WHAT THE EXERCISE ASKS: Write out all lines holding the word "that".

═══ RECORDS SHOWN ═══

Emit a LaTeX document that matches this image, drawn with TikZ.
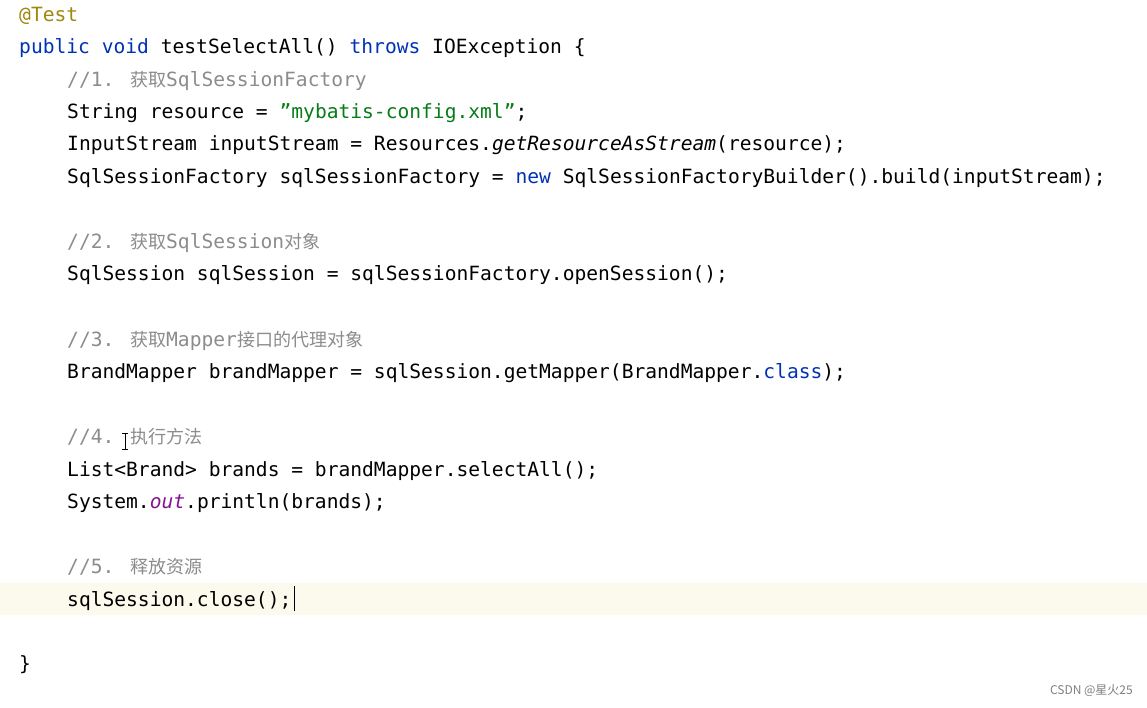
\documentclass[tikz,border=0pt]{standalone}
\usepackage{fontspec}
\setmainfont{DejaVu Sans Mono}[Ligatures=NoCommon]
\newfontfamily\cjk{Noto Sans CJK SC}[Scale=0.92]
\newfontfamily\wm{Noto Sans CJK SC}
\definecolor{ann}{HTML}{9E880D}
\definecolor{kw}{HTML}{0033B3}
\definecolor{str}{HTML}{067D17}
\definecolor{cmt}{HTML}{8C8C8C}
\definecolor{fld}{HTML}{871094}
\definecolor{hl}{HTML}{FCFAED}
\newcommand{\K}[1]{\textcolor{kw}{#1}}
\newcommand{\C}[1]{\textcolor{cmt}{#1}}
\newcommand{\Z}[1]{{\cjk #1}}
\begin{document}
\begin{tikzpicture}[x=1pt,y=-1pt,
  code/.style={anchor=base west,inner sep=0,font=\fontsize{19.6}{22}\selectfont,text=black}]
\useasboundingbox[fill=white] (0,0) rectangle (1147,707);
\fill[hl] (0,583) rectangle (1147,615);
\node[code] (l1) at (19,21) {\textcolor{ann}{@Test}};
\node[code] (l2) at (19,53) {\K{public} \K{void} testSelectAll() \K{throws} IOException \{};
\node[code] (l3) at (67,86) {\C{//1. \Z{获取}SqlSessionFactory}};
\node[code] (l4) at (67,118) {String resource = \textcolor{str}{"mybatis-config.xml"};};
\node[code] (l5) at (67,150) {InputStream inputStream = Resources.\textit{getResourceAsStream}(resource);};
\node[code] (l6) at (67,183) {SqlSessionFactory sqlSessionFactory = \K{new} SqlSessionFactoryBuilder().build(inputStream);};
\node[code] (l7) at (67,248) {\C{//2. \Z{获取}SqlSession\Z{对象}}};
\node[code] (l8) at (67,280) {SqlSession sqlSession = sqlSessionFactory.openSession();};
\node[code] (l9) at (67,346) {\C{//3. \Z{获取}Mapper\Z{接口的代理对象}}};
\node[code] (l10) at (67,378) {BrandMapper brandMapper = sqlSession.getMapper(BrandMapper.\K{class});};
\node[code] (l11) at (67,443) {\C{//4. \Z{执行方法}}};
\node[code] (l12) at (67,476) {List<Brand> brands = brandMapper.selectAll();};
\node[code] (l13) at (67,508) {System.\textcolor{fld}{\textit{out}}.println(brands);};
\node[code] (l14) at (67,573) {\C{//5. \Z{释放资源}}};
\node[code] (l15) at (67,606) {sqlSession.close();};
\node[code] (l16) at (19,670) {\}};
\draw[line width=1.6pt] ([xshift=3pt]l15.base east) ++(0,5) coordinate (c1) -- ++(0,-25) coordinate (c2);
% I-beam mouse cursor
\coordinate (ib) at (125,441);
\draw[line width=0.9pt] ([yshift=-8]ib) -- ([yshift=8]ib)
  ([xshift=-3,yshift=-8]ib) -- ([xshift=3,yshift=-8]ib)
  ([xshift=-3,yshift=8]ib) -- ([xshift=3,yshift=8]ib);
\node[anchor=east,inner sep=0,text=gray,font=\wm\fontsize{12}{14}\selectfont] (wmk) at (1133,691) {CSDN @星火25};
\end{tikzpicture}
\end{document}
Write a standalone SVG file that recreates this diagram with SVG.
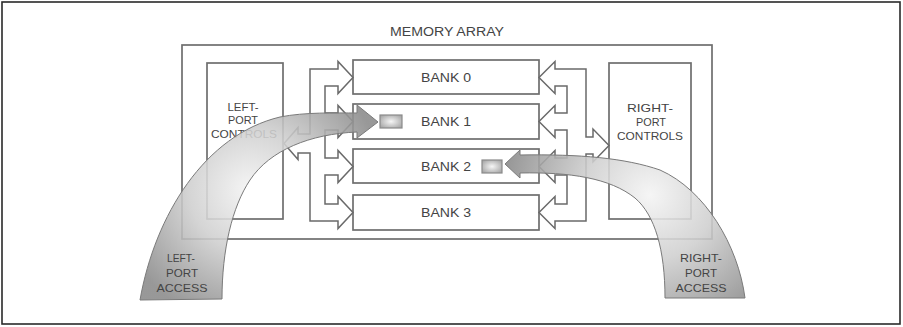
<svg xmlns="http://www.w3.org/2000/svg" width="903" height="327" viewBox="0 0 903 327">
  <style>
    .box { fill: #ffffff; stroke: #6e6e6e; stroke-width: 1.7; }
    .frame { fill: #ffffff; stroke: #2a2a2a; stroke-width: 1.6; }
    .bus { fill: #ffffff; stroke: #6a6a6a; stroke-width: 1.5; stroke-linejoin: miter; }
    .chip { fill: url(#chipGrad); stroke: #8a8a8a; stroke-width: 1.2; }
    .band { stroke: #7a7a7a; stroke-width: 1; fill-opacity: 0.88; }
    .t { font-family: "Liberation Sans", Arial, sans-serif; font-size: 12px; fill: #444444; text-anchor: middle; }
    .ts { font-family: "Liberation Sans", Arial, sans-serif; font-size: 11px; fill: #444444; text-anchor: middle; }
  </style>
  <defs>
    <radialGradient id="chipGrad" cx="0.5" cy="0.5" r="0.6">
      <stop offset="0" stop-color="#f6f6f6"/>
      <stop offset="1" stop-color="#a8a8a8"/>
    </radialGradient>
    <radialGradient id="leftGrad" gradientUnits="userSpaceOnUse" cx="250" cy="190" r="135">
      <stop offset="0" stop-color="#f4f4f4"/>
      <stop offset="0.45" stop-color="#cfcfcf"/>
      <stop offset="1" stop-color="#8a8a8a"/>
    </radialGradient>
    <radialGradient id="rightGrad" gradientUnits="userSpaceOnUse" cx="650" cy="195" r="145">
      <stop offset="0" stop-color="#f4f4f4"/>
      <stop offset="0.45" stop-color="#cfcfcf"/>
      <stop offset="1" stop-color="#8a8a8a"/>
    </radialGradient>
  </defs>

  <rect class="frame" x="2" y="2" width="898" height="322"/>

  <g id="memory-array">
    <rect class="box" x="182" y="45" width="530" height="194"/>
    <text class="t" x="447" y="36" textLength="114" lengthAdjust="spacingAndGlyphs">MEMORY ARRAY</text>
  </g>

  <g id="left-port-controls">
    <rect class="box" x="207" y="63" width="76" height="156"/>
    <text class="ts" x="243" y="111" textLength="31" lengthAdjust="spacingAndGlyphs">LEFT-</text>
    <text class="ts" x="243" y="124" textLength="30" lengthAdjust="spacingAndGlyphs">PORT</text>
    <text class="ts" x="244" y="138" textLength="66" lengthAdjust="spacingAndGlyphs">CONTROLS</text>
  </g>

  <g id="right-port-controls">
    <rect class="box" x="609" y="63" width="82" height="156"/>
    <text class="ts" x="650" y="112" textLength="46" lengthAdjust="spacingAndGlyphs">RIGHT-</text>
    <text class="ts" x="651" y="126" textLength="30" lengthAdjust="spacingAndGlyphs">PORT</text>
    <text class="ts" x="650" y="140" textLength="66" lengthAdjust="spacingAndGlyphs">CONTROLS</text>
  </g>

  <g id="bank-0">
    <rect class="box" x="353" y="60" width="186" height="34"/>
    <text class="t" x="446" y="82" textLength="50" lengthAdjust="spacingAndGlyphs">BANK 0</text>
  </g>
  <g id="bank-1">
    <rect class="box" x="353" y="104" width="186" height="35"/>
    <rect class="chip" x="380" y="115" width="22" height="13"/>
    <text class="t" x="446" y="126" textLength="50" lengthAdjust="spacingAndGlyphs">BANK 1</text>
  </g>
  <g id="bank-2">
    <rect class="box" x="353" y="149" width="186" height="34"/>
    <rect class="chip" x="482" y="160" width="20" height="13"/>
    <text class="t" x="446" y="171" textLength="50" lengthAdjust="spacingAndGlyphs">BANK 2</text>
  </g>
  <g id="bank-3">
    <rect class="box" x="353" y="195" width="186" height="35"/>
    <text class="t" x="446" y="217" textLength="50" lengthAdjust="spacingAndGlyphs">BANK 3</text>
  </g>

  <g id="connectors">
    <path id="left-bus" class="bus" d="M298,134 L310,134 L310,69 L338,69 L338,61.5 L353,77.5 L338,93.5 L338,86 L325,86 L325,113 L338,113 L338,105.5 L353,121.5 L338,137.5 L338,130 L325,130 L325,158 L338,158 L338,150.5 L353,166.5 L338,182.5 L338,175 L325,175 L325,204 L338,204 L338,196.5 L353,212.5 L338,228.5 L338,221 L310,221 L310,153 L298,153 L298,159.5 L284,143.5 L298,127.5 Z"/>
    <path id="right-bus" class="bus" d="M593,137 L586,137 L586,69 L555,69 L555,61.5 L539,77.5 L555,93.5 L555,86 L567,86 L567,113 L555,113 L555,105.5 L539,121.5 L555,137.5 L555,130 L567,130 L567,158 L555,158 L555,150.5 L539,166.5 L555,182.5 L555,175 L567,175 L567,204 L555,204 L555,196.5 L539,212.5 L555,228.5 L555,221 L586,221 L586,154 L593,154 L593,162 L609,145.5 L593,129 Z"/>
  </g>

  <g id="left-port-access">
    <path class="band" fill="url(#leftGrad)" d="M140,300 C155,215 205,135 280,117 C305,112 335,113 357,113 L357,105 L378,122 L357,138 L357,132 C310,134 270,150 250,180 C232,207 222,250 222,299 Z"/>
    <text class="ts" x="181" y="262" textLength="28" lengthAdjust="spacingAndGlyphs">LEFT-</text>
    <text class="ts" x="182" y="277" textLength="32" lengthAdjust="spacingAndGlyphs">PORT</text>
    <text class="ts" x="182" y="292" textLength="51" lengthAdjust="spacingAndGlyphs">ACCESS</text>
  </g>

  <g id="right-port-access">
    <path class="band" fill="url(#rightGrad)" d="M665,298 C665,250 655,215 635,198 C610,178 570,172 520,173 L520,178 L505,164 L520,150 L520,155 C580,154 625,158 660,170 C705,190 738,245 745,298 Z"/>
    <text class="ts" x="701" y="262" textLength="42" lengthAdjust="spacingAndGlyphs">RIGHT-</text>
    <text class="ts" x="701" y="277" textLength="32" lengthAdjust="spacingAndGlyphs">PORT</text>
    <text class="ts" x="701" y="292" textLength="51" lengthAdjust="spacingAndGlyphs">ACCESS</text>
  </g>
</svg>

═══

SOLUTION TO THE PROBLEM:
Emit a LaTeX document that matches this image, drawn with TikZ.
Write a standalone SVG file that recreates this diagram with SVG.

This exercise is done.